No Brasil, o regime de metas também passou pelo teste da grande crise. Mas, mesmo com a demora do Banco Central em reduzir a taxa básica - que só começou a cair em janeiro de 2009, o que foi muito criticado - a inflação, que em vários países se converteu em deflação, aqui ficou acima da meta de 4,5%. O IPCA, no pior ano desde a Grande Depressão, foi de em 5,9%, mostrando uma força intrigante.

Para lidar com o sistema de metas, um dos pressupostos é que o BC tenha alguma autonomia. Não independência, porque esta significaria ter poder até para escolher a meta, o que não é o caso.

Aqui, ela é definida pelo presidente da República, aprovada pelo Conselho Monetário Nacional e, ao BC cabe cumprir a tarefa de levar a inflação para o alvo, com salvaguardas para acomodar choques de oferta e bom-senso de, em nome de uma trajetória de desinflação, não afundar o país na recessão.

A discussão que se estabeleceu nos últimos dias sobre inflação, juros, democracia e autonomia do BC tem o viés ideológico próprio da luta política mas, também, um certo grau de resistência ao modelo.

Não cabe ao BC decidir qual a inflação que a sociedade deseja: esta será definida pelo presidente eleito. Ao fixar a meta de inflação, ele terá considerado várias das premissas básicas, como o crescimento que a economia suporta com aquela taxa inflação e a criação de empregos que esse crescimento poderá gerar, entre outras.

A diretoria do BC também é escolhida pelo presidente, avalizada pelo Senado e pode ser demitida a qualquer momento. Consolidou-se, no país, a ideia da autonomia concedida, não formalizada em lei.

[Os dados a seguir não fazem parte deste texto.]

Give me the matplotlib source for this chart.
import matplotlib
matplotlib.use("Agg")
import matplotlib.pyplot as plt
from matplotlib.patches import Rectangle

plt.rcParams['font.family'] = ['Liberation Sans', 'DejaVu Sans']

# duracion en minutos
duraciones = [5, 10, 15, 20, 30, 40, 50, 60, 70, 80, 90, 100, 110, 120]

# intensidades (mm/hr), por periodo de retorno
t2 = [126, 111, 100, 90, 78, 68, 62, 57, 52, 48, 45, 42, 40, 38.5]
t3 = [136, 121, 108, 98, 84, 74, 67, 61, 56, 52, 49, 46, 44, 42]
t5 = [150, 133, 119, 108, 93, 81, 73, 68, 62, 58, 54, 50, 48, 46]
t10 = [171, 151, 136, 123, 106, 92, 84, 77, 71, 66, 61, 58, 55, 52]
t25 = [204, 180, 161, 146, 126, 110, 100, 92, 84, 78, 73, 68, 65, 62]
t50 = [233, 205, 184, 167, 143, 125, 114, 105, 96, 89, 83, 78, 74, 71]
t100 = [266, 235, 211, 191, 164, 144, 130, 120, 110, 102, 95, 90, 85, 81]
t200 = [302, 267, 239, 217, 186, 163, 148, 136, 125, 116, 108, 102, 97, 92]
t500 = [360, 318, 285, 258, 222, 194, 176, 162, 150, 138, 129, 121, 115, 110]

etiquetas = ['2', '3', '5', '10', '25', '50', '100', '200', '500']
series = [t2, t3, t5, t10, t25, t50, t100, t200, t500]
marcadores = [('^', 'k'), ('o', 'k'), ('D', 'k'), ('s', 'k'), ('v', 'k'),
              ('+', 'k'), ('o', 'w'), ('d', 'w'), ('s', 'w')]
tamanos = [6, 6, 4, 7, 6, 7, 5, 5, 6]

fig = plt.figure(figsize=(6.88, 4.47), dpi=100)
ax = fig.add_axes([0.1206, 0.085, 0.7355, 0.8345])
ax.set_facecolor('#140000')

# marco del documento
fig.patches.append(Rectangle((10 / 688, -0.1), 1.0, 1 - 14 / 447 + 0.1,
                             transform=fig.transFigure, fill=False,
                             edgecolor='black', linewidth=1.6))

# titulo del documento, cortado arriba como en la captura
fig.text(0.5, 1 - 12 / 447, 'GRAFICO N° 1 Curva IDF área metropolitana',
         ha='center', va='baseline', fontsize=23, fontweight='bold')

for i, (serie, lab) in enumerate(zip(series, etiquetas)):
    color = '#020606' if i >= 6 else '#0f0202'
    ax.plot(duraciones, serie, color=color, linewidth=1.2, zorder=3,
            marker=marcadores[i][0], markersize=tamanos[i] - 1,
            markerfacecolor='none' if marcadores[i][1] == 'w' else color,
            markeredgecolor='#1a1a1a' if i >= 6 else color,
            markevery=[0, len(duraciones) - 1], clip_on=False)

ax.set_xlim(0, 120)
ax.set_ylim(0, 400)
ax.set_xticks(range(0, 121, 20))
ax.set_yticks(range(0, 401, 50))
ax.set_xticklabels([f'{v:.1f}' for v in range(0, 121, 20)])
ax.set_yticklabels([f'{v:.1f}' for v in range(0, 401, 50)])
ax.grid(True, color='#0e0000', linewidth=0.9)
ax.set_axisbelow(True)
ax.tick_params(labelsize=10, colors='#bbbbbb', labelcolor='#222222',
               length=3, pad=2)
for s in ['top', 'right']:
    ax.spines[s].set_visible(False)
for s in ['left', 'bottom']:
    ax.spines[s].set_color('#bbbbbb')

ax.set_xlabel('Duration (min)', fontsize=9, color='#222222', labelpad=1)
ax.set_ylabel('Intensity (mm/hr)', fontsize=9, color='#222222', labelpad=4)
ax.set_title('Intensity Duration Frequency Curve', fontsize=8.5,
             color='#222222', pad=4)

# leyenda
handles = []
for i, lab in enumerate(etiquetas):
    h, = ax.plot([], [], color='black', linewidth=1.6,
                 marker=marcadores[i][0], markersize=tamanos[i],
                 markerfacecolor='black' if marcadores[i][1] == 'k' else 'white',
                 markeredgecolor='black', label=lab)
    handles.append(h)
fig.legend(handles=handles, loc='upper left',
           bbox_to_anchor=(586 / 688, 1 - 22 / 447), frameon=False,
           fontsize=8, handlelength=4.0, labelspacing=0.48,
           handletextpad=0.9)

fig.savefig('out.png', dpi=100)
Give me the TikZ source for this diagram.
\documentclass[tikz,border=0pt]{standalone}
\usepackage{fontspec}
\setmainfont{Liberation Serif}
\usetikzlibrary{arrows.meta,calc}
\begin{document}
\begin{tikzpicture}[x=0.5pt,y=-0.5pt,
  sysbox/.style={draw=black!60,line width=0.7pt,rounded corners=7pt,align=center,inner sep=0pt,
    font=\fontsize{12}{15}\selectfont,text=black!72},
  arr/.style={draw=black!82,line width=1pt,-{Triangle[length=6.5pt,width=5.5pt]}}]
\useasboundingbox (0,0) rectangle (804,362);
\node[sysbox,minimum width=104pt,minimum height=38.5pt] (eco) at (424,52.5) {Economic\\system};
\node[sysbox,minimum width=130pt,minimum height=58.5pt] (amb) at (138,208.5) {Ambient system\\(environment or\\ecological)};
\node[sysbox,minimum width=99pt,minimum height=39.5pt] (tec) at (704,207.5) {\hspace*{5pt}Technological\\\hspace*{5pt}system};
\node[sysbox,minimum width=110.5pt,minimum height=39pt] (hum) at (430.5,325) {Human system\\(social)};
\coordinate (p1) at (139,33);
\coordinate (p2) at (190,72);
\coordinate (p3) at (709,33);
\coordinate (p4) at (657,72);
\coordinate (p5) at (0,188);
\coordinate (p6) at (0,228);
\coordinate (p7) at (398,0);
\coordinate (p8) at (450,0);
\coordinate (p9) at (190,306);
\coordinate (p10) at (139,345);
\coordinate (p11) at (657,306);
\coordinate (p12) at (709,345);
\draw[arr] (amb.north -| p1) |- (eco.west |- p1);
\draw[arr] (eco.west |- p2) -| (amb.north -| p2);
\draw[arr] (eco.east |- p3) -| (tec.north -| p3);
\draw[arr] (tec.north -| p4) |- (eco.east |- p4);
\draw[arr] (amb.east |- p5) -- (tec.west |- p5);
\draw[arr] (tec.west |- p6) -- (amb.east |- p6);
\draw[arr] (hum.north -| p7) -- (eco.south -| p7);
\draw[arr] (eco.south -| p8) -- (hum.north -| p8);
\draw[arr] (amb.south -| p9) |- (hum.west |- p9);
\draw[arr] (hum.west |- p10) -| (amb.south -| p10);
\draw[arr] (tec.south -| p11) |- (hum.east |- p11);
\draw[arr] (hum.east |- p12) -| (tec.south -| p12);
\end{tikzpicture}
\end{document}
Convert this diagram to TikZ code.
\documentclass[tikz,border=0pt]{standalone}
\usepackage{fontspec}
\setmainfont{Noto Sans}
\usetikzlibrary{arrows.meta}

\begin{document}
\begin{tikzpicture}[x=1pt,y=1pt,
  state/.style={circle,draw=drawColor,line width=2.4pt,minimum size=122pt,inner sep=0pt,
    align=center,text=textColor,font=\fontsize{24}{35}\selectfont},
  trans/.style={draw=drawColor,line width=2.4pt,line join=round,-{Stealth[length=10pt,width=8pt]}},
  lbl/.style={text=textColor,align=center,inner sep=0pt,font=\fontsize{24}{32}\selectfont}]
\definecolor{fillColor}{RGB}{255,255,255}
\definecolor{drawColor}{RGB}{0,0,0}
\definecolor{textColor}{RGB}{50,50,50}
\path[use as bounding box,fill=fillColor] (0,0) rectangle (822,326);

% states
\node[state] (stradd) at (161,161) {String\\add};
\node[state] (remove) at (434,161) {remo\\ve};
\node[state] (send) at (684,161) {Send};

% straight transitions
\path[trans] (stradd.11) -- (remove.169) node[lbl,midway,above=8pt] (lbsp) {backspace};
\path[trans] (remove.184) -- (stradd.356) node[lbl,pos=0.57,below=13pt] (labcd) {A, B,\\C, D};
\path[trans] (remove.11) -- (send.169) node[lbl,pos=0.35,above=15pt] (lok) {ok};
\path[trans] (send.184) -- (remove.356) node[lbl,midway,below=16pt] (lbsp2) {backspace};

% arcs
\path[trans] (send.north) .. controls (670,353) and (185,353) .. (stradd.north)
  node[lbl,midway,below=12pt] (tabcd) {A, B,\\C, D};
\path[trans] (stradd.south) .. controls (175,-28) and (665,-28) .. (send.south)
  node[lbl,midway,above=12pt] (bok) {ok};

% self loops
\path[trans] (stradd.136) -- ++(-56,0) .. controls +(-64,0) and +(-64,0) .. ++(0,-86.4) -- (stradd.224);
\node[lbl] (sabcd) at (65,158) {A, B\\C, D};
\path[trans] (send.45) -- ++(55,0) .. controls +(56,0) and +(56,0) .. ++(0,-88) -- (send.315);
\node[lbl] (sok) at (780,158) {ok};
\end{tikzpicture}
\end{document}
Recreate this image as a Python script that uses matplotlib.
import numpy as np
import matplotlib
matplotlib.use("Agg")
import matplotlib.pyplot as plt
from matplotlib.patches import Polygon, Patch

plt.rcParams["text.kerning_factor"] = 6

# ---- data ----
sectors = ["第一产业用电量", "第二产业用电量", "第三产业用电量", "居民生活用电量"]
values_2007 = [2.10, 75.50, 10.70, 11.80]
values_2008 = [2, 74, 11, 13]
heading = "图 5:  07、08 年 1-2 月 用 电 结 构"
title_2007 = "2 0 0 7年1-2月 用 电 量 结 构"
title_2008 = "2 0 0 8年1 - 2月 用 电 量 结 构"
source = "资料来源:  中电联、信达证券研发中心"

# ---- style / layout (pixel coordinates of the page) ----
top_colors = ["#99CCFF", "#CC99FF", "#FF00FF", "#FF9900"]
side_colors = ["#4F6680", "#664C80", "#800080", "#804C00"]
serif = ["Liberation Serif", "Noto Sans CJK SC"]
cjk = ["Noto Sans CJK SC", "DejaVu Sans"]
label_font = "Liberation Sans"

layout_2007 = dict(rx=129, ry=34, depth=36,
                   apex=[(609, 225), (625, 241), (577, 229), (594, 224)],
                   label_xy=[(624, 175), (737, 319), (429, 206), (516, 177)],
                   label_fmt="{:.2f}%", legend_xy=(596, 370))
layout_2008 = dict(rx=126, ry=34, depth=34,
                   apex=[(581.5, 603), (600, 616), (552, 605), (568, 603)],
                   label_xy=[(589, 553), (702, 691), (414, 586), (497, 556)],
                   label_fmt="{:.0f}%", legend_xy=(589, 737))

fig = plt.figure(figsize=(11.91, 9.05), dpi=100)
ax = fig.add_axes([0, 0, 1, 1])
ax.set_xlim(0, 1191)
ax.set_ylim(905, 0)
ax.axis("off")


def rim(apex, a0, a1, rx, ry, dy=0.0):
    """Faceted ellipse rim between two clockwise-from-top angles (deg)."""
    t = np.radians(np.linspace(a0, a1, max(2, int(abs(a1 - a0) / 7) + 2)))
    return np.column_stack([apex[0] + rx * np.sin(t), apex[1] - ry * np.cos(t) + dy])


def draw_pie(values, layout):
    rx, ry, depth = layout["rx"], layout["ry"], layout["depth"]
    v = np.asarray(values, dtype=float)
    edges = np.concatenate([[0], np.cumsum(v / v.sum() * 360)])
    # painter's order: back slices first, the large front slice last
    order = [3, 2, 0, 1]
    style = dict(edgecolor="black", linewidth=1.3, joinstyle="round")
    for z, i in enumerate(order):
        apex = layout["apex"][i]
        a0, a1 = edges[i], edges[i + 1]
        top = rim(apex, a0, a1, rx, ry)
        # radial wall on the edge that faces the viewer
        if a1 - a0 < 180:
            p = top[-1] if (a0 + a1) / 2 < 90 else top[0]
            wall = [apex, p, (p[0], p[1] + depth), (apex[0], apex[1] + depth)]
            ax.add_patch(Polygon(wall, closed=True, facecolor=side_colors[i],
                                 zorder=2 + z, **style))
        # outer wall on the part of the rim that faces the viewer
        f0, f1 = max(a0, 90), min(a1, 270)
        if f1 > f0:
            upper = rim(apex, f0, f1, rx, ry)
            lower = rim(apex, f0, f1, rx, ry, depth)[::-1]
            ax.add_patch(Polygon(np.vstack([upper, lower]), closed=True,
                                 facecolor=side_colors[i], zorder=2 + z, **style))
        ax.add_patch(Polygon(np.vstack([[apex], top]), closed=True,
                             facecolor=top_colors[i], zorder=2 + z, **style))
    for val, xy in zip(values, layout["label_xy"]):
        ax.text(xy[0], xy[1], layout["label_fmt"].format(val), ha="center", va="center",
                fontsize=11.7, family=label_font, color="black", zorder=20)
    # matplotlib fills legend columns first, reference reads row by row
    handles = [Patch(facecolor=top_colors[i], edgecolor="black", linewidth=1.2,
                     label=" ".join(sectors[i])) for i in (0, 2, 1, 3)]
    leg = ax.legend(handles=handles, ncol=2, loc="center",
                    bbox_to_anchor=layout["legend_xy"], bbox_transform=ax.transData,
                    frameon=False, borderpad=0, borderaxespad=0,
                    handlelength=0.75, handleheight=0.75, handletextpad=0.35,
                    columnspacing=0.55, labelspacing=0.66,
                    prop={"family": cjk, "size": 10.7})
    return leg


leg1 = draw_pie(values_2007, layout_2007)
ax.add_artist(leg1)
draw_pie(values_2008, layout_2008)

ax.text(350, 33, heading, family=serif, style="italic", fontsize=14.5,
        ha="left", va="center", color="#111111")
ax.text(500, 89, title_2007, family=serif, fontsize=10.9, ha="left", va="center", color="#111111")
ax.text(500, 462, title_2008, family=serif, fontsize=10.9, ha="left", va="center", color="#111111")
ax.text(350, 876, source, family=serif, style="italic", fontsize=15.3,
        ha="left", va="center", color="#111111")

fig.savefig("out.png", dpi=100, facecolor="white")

Esse é um tema relevante, pois as decisões do BC afetam a todos. Ele é o principal responsável pela estabilidade da economia e isso não é pouco. Quando o pré-candidato à presidência pelo PSDB, José Serra, em entrevista à rádio CBN, disse que o BC não é a Santa Sé, intocável, não jogou luz no debate.

No dia seguinte, novamente abordado sobre o tema, Serra mencionou que, se eleito, adotará um modelo de coordenação da política macroeconômica em que a diretoria do Banco Central discutirá com o Ministérios da Fazenda e do Planejamento o curso da política econômica. Essa pode ser uma boa iniciativa. Como disse certa vez o ex-presidente do BC Armínio Fraga, não é possível chegar a bom termo se enquanto um liga a calefação, o outro aciona o ar refrigerado. Ou, não se pode esperar que os juros baixem se a política fiscal é expansionista num momento em que a inflação ameaça.

Ontem, o ministro da Fazenda, Guido Mantega, resolveu dar uma ajuda ao BC para que os juros não cuidem, sozinhos, de conter a elevação dos preços. Anunciou um corte de R$ 10 bilhões nos gastos do governo para reduzir a pressão do setor público sobre o crescimento que se dirige a 7%.

A discussão sobre o porquê de o país ter, por longos anos, as maiores taxas de juros do mundo é legítima e necessária na campanha eleitoral e fora dela. Ao mesmo tempo, seria oportuno neste momento também definir que tipo de Banco Central se quer ter. Uma autonomia legal, por exemplo, deveria estabelecer direitos e deveres e, na lista das obrigações, caberia impor limites ao BC para criar gastos fiscais seja com a política cambial, de crédito ou de socorro ao sistema bancário.

Países com regime de metas para a inflação, caso se confirme a tese do economista do FMI Irineu Carvalho Filho, foram mais resilientes na crise mundial e isso se traduziu em menos prejuízos ao seus povos. Nesse sistema, a base é a coordenação das expectativas dos agentes econômicos. Os juros são o principal instrumento e a credibilidade do BC contribui para mitigar o custo da estabilização.

A questão da autonomia dos bancos centrais surgiu, no mundo, da constatação de que os políticos, em geral, buscam a reeleição e, para isso, tendem a preferir políticas monetárias expansionistas (com juros baixos) no curto prazo, mesmo que às custas de mais inflação.

O poder sobre a moeda nunca foi assunto pacífico no país. Foram 20 anos de discussão para se criar o BC e outro tanto para ele ser a única autoridade monetária do país.

A alegação de que a diretoria do BC não tem representatividade política para preservar o poder de compra da moeda carece de fundamento à medida que a autonomia operacional é somente uma delegação de poderes conferida pelo presidente da República e pelo Senado.